Zwar ist die angestrebte EU-Ratsentschließung Enfopol für die Mitgliedstaaten nicht rechtsverbindlich, da Überwachungsmaßnahmen auch weiterhin eine nationale Angelegenheit bleiben. Doch sie bestimmt die Ausgestaltung künftiger Rechtshilfeabkommen. So heißt es in einer ebenfalls öffentlich gewordenen Tischvorlage, daß die für die Telekommunikation zuständigen Minister die EU-Auffassung unterstützen und mit den Justiz- und Innenministern zusammenarbeiten sollen, um einen europäischen Standard zu erreichen.

Während es in Bonner Ministerialkreisen heißt, man wolle während der deutschen Ratspräsidentschaft im ersten Halbjahr 1999 nicht über dieses Thema beraten, drücken die Österreicher auf Tempo. Anfang Dezember traf der europäische Justiz- und Innenausschuß bereits zusammen, im Januar sollen letzte Details der Konvention im Europäischen Rat vereinbart werden. Bereits im Jahr 2000 könnten die Parlamente in den EU-Mitgliedstaaten die Konvention als Bestandteil der nationalen Gesetzgebung ratifizieren.

Angesichts der wachsenden Kritik ist dies allerdings unwahrscheinlich. Justizministerin Herta Däubler-Gmelin (SPD) wünscht «neue Sicherungen für die Bürgerrechte» bei der geheimdienstlichen Tätigkeit und der sogenannten Vorfeldarbeit der Polizei. Im Sommer will sie hierzu einen Kreis von Verfassungsrechtlern und Fachleuten zusammenbringen, um Vorschläge zu erarbeiten.

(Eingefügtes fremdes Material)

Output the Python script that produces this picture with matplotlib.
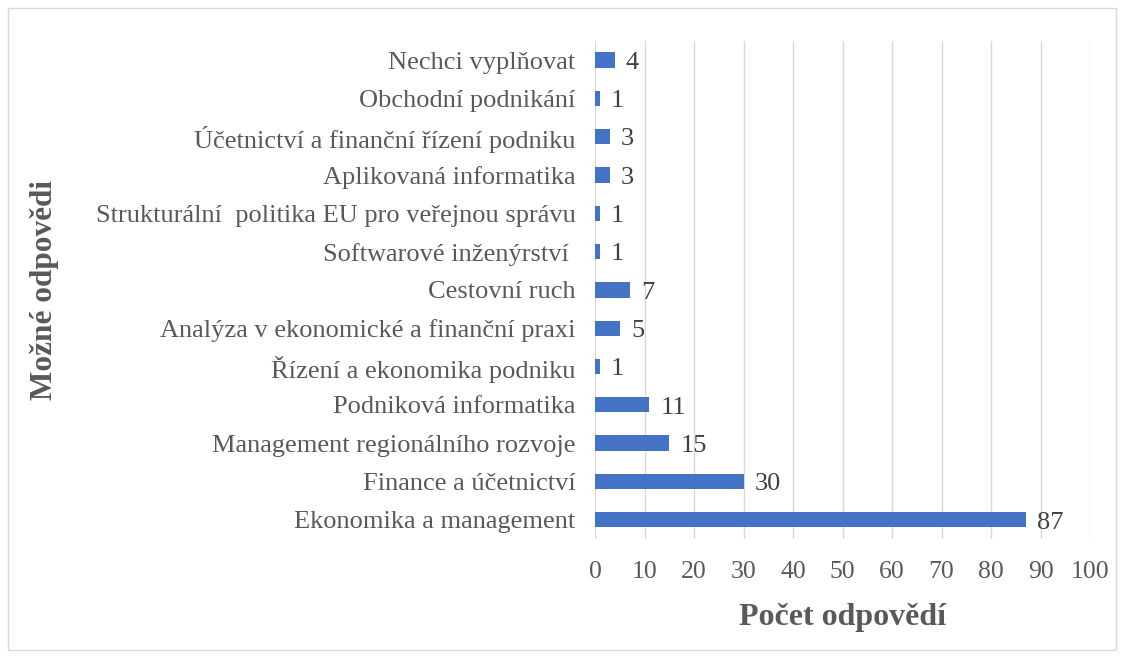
import matplotlib.pyplot as plt
from matplotlib.patches import Rectangle

categories = [
    "Ekonomika a management",
    "Finance a účetnictví",
    "Management regionálního rozvoje",
    "Podniková informatika",
    "Řízení a ekonomika podniku",
    "Analýza v ekonomické a finanční praxi",
    "Cestovní ruch",
    "Softwarové inženýrství ",
    "Strukturální  politika EU pro veřejnou správu",
    "Aplikovaná informatika",
    "Účetnictví a finanční řízení podniku",
    "Obchodní podnikání",
    "Nechci vyplňovat",
]
counts = [87, 30, 15, 11, 1, 5, 7, 1, 1, 3, 3, 1, 4]
x_ticks = list(range(0, 101, 10))

plt.rcParams["font.family"] = ["Liberation Serif", "DejaVu Serif"]

fig = plt.figure(figsize=(11.24, 6.58), dpi=100)
fig.patches.append(Rectangle((0.007, 0.012), 0.986, 0.976, transform=fig.transFigure,
                             fill=False, edgecolor="#D9D9D9", linewidth=1))
ax = fig.add_axes([0.5294, 0.181, 0.4404, 0.7568])

y = list(range(len(categories)))
ax.barh(y, counts, height=0.4, color="#4472C4", zorder=3)
for yi, v in zip(y, counts):
    ax.annotate(str(v), (v, yi), xytext=(8, -2), textcoords="offset points",
                va="center", ha="left", fontsize=19, color="#404040")

ax.set_xlim(0, 100)
ax.set_ylim(-0.5, len(categories) - 0.5)
ax.set_xticks(x_ticks)
ax.set_xticklabels([str(t) for t in x_ticks], fontsize=18.5, color="#595959")
ax.set_yticks(y)
ax.set_yticklabels(categories, fontsize=19, color="#595959")
ax.tick_params(axis="y", length=0, pad=14)
ax.tick_params(axis="x", length=0, pad=16)
ax.grid(axis="x", color="#D9D9D9", linewidth=1, zorder=0)
for s in ax.spines.values():
    s.set_visible(False)

ax.set_xlabel("Počet odpovědí", fontsize=23, fontweight="bold", color="#595959", labelpad=14)
fig.text(0.04, 0.56, "Možné odpovědi", rotation=90, fontsize=22.5, fontweight="bold",
         color="#595959", ha="center", va="center")

fig.savefig("out.png", dpi=100)
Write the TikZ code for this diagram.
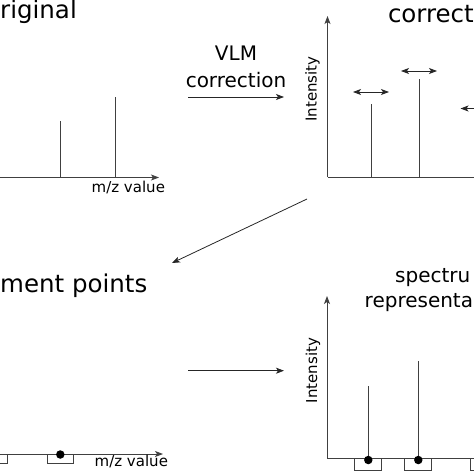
\documentclass[tikz,border=0pt]{standalone}
\usepackage{fontspec}
\setmainfont{DejaVu Sans}
\usetikzlibrary{arrows.meta}

\begin{document}
\begin{tikzpicture}[x=1pt, y=-1pt,
        title/.style={inner sep=0pt, font=\fontsize{24.5}{29}\selectfont},
        caption/.style={inner sep=0pt, align=center, font=\fontsize{20}{27}\selectfont},
        axislabel/.style={inner sep=0pt, font=\fontsize{15}{18}\selectfont},
        axis/.style={draw=black!75, line width=0.9pt, -{Stealth[length=8pt, width=6pt, inset=2pt]}},
        peak/.style={draw=black!75, line width=0.9pt},
        shiftarrow/.style={draw=black!85, line width=0.9pt, {Stealth[length=8pt, width=6pt, inset=2pt]}-{Stealth[length=8pt, width=6pt, inset=2pt]}},
        flow/.style={draw=black!85, line width=0.8pt, -{Stealth[length=8pt, width=6pt, inset=2pt]}},
        bin/.style={draw=black!75, line width=0.8pt},
        centroid/.style={fill=black, circle, inner sep=0pt, minimum size=8.5pt}
      ]
      \useasboundingbox (0,0) rectangle (474,474);

      % titles of the four panels
      \node[title, anchor=base west] (orig) at (0,18) {riginal};
      \node[title, anchor=base east] (corr) at (474,22) {correct};
      \node[title, anchor=base west] (align) at (0,292) {ment points};
      \node[caption, anchor=base west] (specA) at (395,282) {spectru};
      \node[caption, anchor=base west] (specB) at (364.5,307) {representa};

      % original spectrum
      \draw[axis] (-5,177.5) -- (159,177.5);
      \draw[peak] (60.5,177.5) -- (60.5,121);
      \draw[peak] (115.7,177.5) -- (115.7,97);
      \node[axislabel, anchor=base west] (mzA) at (91.5,192) {m/z value};

      % corrected spectrum
      \draw[axis] (327.5,177) -- (327.5,16);
      \draw[peak] (327.5,177) -- (480,177);
      \draw[peak] (371.5,177) -- (371.5,104);
      \draw[peak] (419.3,177) -- (419.3,79);
      \draw[shiftarrow] (353,92) -- (389,92);
      \draw[shiftarrow] (401,71) -- (437,71);
      \draw[shiftarrow] (460.5,108.5) -- (497,108.5);
      \node[axislabel, rotate=90, anchor=base] (intA) at (316.5,89) {Intensity};

      % alignment points
      \draw[bin] (-20,454) rectangle (7,463);
      \draw[bin] (47,454) rectangle (73.5,463);
      \draw[axis] (-5,454) -- (163,454);
      \node[centroid] (ptA) at (60.3,454.5) {};
      \node[axislabel, anchor=base west] (mzB) at (94.5,466) {m/z value};

      % spectrum representation
      \draw[bin] (354,458.3) rectangle (381,470);
      \draw[bin] (404,458.3) rectangle (431.7,470);
      \draw[bin] (470.7,458.3) rectangle (498,470);
      \draw[axis] (327,458.3) -- (327,296);
      \draw[peak] (327,458.3) -- (480,458.3);
      \draw[peak] (368.3,458.3) -- (368.3,386);
      \draw[peak] (418.3,458.3) -- (418.3,361);
      \node[centroid] (ptB) at (368.3,460) {};
      \node[centroid] (ptC) at (418.3,460) {};
      \node[axislabel, rotate=90, anchor=base] (intB) at (317,370.5) {Intensity};

      % steps between the panels
      \coordinate (vlmS) at (188,97);
      \coordinate (vlmE) at (284,97);
      \coordinate (diagS) at (307,199);
      \coordinate (diagE) at (172,263);
      \coordinate (repS) at (188,370.7);
      \coordinate (repE) at (284,370.7);
      \draw[flow] (vlmS) -- (vlmE);
      \node[caption] (vlm) at (236,66.5) {VLM\\correction};
      \draw[flow] (diagS) -- (diagE);
      \draw[flow] (repS) -- (repE);
    \end{tikzpicture}
\end{document}
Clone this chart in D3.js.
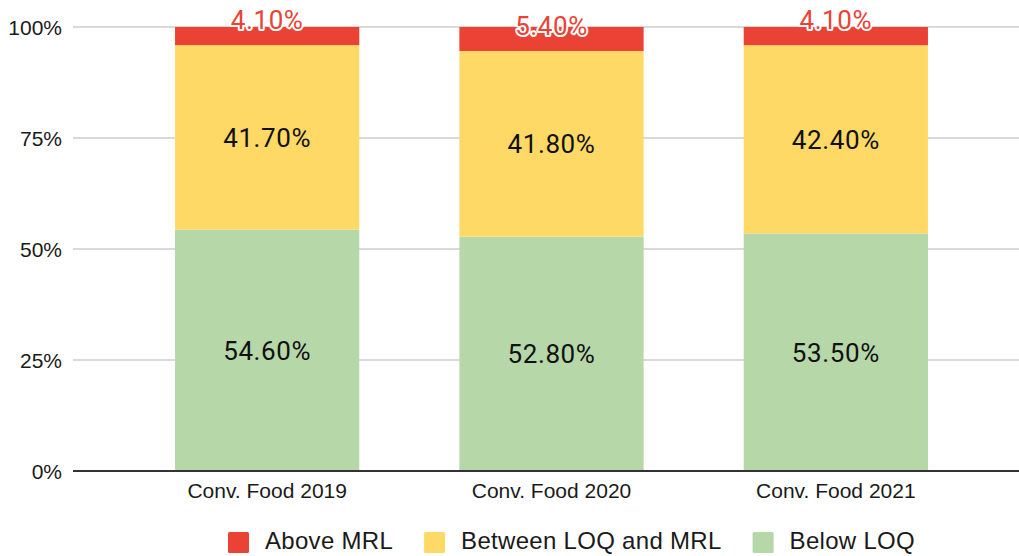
<!DOCTYPE html>
<html lang="en">
<head>
  <meta charset="UTF-8">
  <title>Pesticide residues</title>
  <style>
    body { margin: 0; background: #fff; }
    svg { display: block; }
  </style>
</head>
<body>
  <svg id="svg" width="1019" height="556"></svg>
  <script src="https://d3js.org/d3.v7.min.js"></script>
  <script>
    // chart values
    const categories = ['Conv. Food 2019', 'Conv. Food 2020', 'Conv. Food 2021']
    const seriesNames = ['Below LOQ', 'Between LOQ and MRL', 'Above MRL']
    const belowLOQ = [54.6, 52.8, 53.5]
    const betweenLOQandMRL = [41.7, 41.8, 42.4]
    const aboveMRL = [4.1, 5.4, 4.1]
    const yTicks = [0, 0.25, 0.5, 0.75, 1]

    const colors = { 'Below LOQ': '#b6d7a8', 'Between LOQ and MRL': '#ffd966', 'Above MRL': '#ea4335' }

    const svg = d3.select('#svg')

    const margin = { top: 27, right: 0, bottom: 85, left: 73 }
    const height = 556 - margin.bottom

    // stacked table, normalised to 100% like the original chart
    const table = categories.map((c, i) => {
      const total = belowLOQ[i] + betweenLOQandMRL[i] + aboveMRL[i]
      return {
        cat: c,
        'Below LOQ': belowLOQ[i] / total,
        'Between LOQ and MRL': betweenLOQandMRL[i] / total,
        'Above MRL': aboveMRL[i] / total,
        raw: { 'Below LOQ': belowLOQ[i], 'Between LOQ and MRL': betweenLOQandMRL[i], 'Above MRL': aboveMRL[i] }
      }
    })
    const stacked = d3.stack().keys(seriesNames)(table)

    const xscale = d3.scaleBand()
      .domain(categories)
      .range([125, 978])
      .paddingInner(0.352)
      .paddingOuter(0.176)

    const yscale = d3.scaleLinear()
      .domain([0, 1])
      .range([height, margin.top])

    // gridlines
    svg.append('g')
      .selectAll('line')
      .data(yTicks.filter(t => t > 0))
      .enter()
      .append('line')
      .attr('x1', margin.left)
      .attr('x2', 1019)
      .attr('y1', d => yscale(d))
      .attr('y2', d => yscale(d))
      .attr('stroke', '#cccccc')
      .attr('stroke-width', 1.5)

    // y tick labels
    svg.append('g')
      .selectAll('text')
      .data(yTicks)
      .enter()
      .append('text')
      .attr('x', 62)
      .attr('y', d => yscale(d))
      .attr('dy', '0.36em')
      .attr('text-anchor', 'end')
      .attr('font-family', 'Liberation Sans, Arial, sans-serif')
      .attr('font-size', 21)
      .attr('fill', '#1a1a1a')
      .text(d => d3.format('.0%')(d))

    // bars
    const layers = svg.append('g')
      .selectAll('g')
      .data(stacked)
      .enter()
      .append('g')
      .attr('fill', d => colors[d.key])

    layers.selectAll('rect')
      .data(d => d)
      .enter()
      .append('rect')
      .attr('x', d => xscale(d.data.cat))
      .attr('y', d => yscale(d[1]))
      .attr('width', xscale.bandwidth())
      .attr('height', d => yscale(d[0]) - yscale(d[1]))

    // baseline
    svg.append('line')
      .attr('x1', margin.left)
      .attr('x2', 1019)
      .attr('y1', yscale(0))
      .attr('y2', yscale(0))
      .attr('stroke', '#333')
      .attr('stroke-width', 2)

    // value labels
    stacked.forEach(layer => {
      const isTop = layer.key === 'Above MRL'
      svg.append('g')
        .selectAll('text')
        .data(layer)
        .enter()
        .append('text')
        .attr('x', d => xscale(d.data.cat) + xscale.bandwidth() / 2)
        .attr('y', d => isTop ? yscale(d[0]) - 16 : (yscale(d[0]) + yscale(d[1])) / 2)
        .attr('dy', isTop ? 0 : '0.36em')
        .attr('text-anchor', 'middle')
        .attr('font-family', 'Roboto, sans-serif')
        .attr('font-size', 26)
        .attr('letter-spacing', 0.6)
        .attr('fill', isTop ? '#ea4335' : '#111')
        .attr('stroke', isTop ? '#fff' : 'none')
        .attr('stroke-width', isTop ? 4 : 0)
        .attr('stroke-linejoin', 'round')
        .attr('paint-order', 'stroke')
        .text(d => d.data.raw[layer.key].toFixed(2) + '%')
    })

    // x labels
    svg.append('g')
      .selectAll('text')
      .data(categories)
      .enter()
      .append('text')
      .attr('x', d => xscale(d) + xscale.bandwidth() / 2)
      .attr('y', 498)
      .attr('text-anchor', 'middle')
      .attr('font-family', 'Liberation Sans, Arial, sans-serif')
      .attr('font-size', 21)
      .attr('fill', '#1a1a1a')
      .text(d => d)

    // legend
    const legendOrder = ['Above MRL', 'Between LOQ and MRL', 'Below LOQ']
    const legend = svg.append('g')
    let lx = 228
    legendOrder.forEach(name => {
      legend.append('rect')
        .attr('x', lx)
        .attr('y', 532)
        .attr('width', 21)
        .attr('height', 21)
        .attr('rx', 1.5)
        .attr('fill', colors[name])
      const t = legend.append('text')
        .attr('x', lx + 37)
        .attr('y', 549)
        .attr('font-family', 'Liberation Sans, Arial, sans-serif')
        .attr('font-size', 24)
        .attr('letter-spacing', 0.3)
        .attr('fill', '#1a1a1a')
        .text(name)
      lx += 37 + t.node().getComputedTextLength() + 31
    })
  </script>
</body>
</html>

Die deutsche Ratspräsidentschaft im ersten Halbjahr 1999 müsse ein deutliches Signal setzen, um die Bedrohung für Bürgerrechte, Wirtschaft und Wissenschaft zu verhindern, fordert Jörg Tauss. Enfopol sei zudem nicht finanzierbar. Tauss rechnet mit Kosten, die «alle jetzigen Militärausgaben in der EU übertreffen». Der bündnisgrüne Bundestagsabgeordnete Christian Ströbele forderte jetzt das deutsche Innen und Justizministerium auf, in Brüssel auf die «Überprüfung dieses gefährlichen, teueren und fragwürdigen Vorhabens» zu dringen.